Advanced Applications

• For renewable energy systems, calculate daily energy production (Wh) = System Voltage × Average Current × Sun Hours
• In electric vehicles, regenerative braking returns current to the battery – account for this in power calculations
• For high-power DC systems, consider active current limiting to protect components
• Use our calculator to size capacitors for power factor correction in DC-DC converters

Interactive FAQ: DC Voltage Amps Calculator

How do I calculate the required wire gauge for my DC circuit?

To determine proper wire gauge:

1. Calculate your maximum current using our calculator
2. Determine circuit length (one-way)
3. Decide on acceptable voltage drop (3% is standard)
4. Use our wire gauge table or a voltage drop calculator
5. Always round up to the next standard gauge

Example: For 20A at 12V over 10 feet with 3% drop, you’d need 8 AWG wire.

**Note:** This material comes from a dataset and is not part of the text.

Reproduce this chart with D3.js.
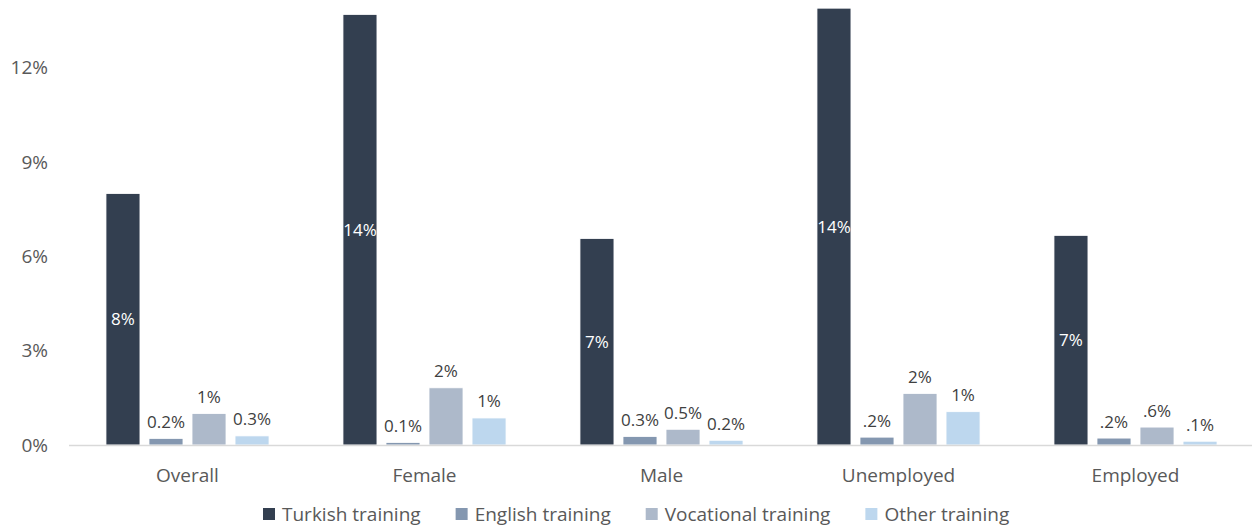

Why does my DC motor draw more current when starting?

DC motors experience high inrush current because:

• Initially, the rotor is stationary (zero back EMF)
• Full voltage appears across the armature windings
• Typical starting current is 5-7 times running current
• As the motor accelerates, back EMF increases, reducing current

Our calculator helps size protection devices by accounting for this inrush. For a 10A motor, you might need a 50A breaker that holds briefly during startup.

Can I use this calculator for AC circuits?

No, this calculator is designed specifically for DC circuits because:

• AC circuits involve phase angles between voltage and current
• AC power calculations must account for power factor
• AC systems use RMS values rather than instantaneous values
• Impedance replaces resistance in AC calculations

For AC calculations, you would need to consider:

• Apparent power (VA) = V × I
• Real power (W) = V × I × cos(θ)
• Reactive power (VAR) = V × I × sin(θ)

We recommend using our AC Power Calculator for alternating current applications.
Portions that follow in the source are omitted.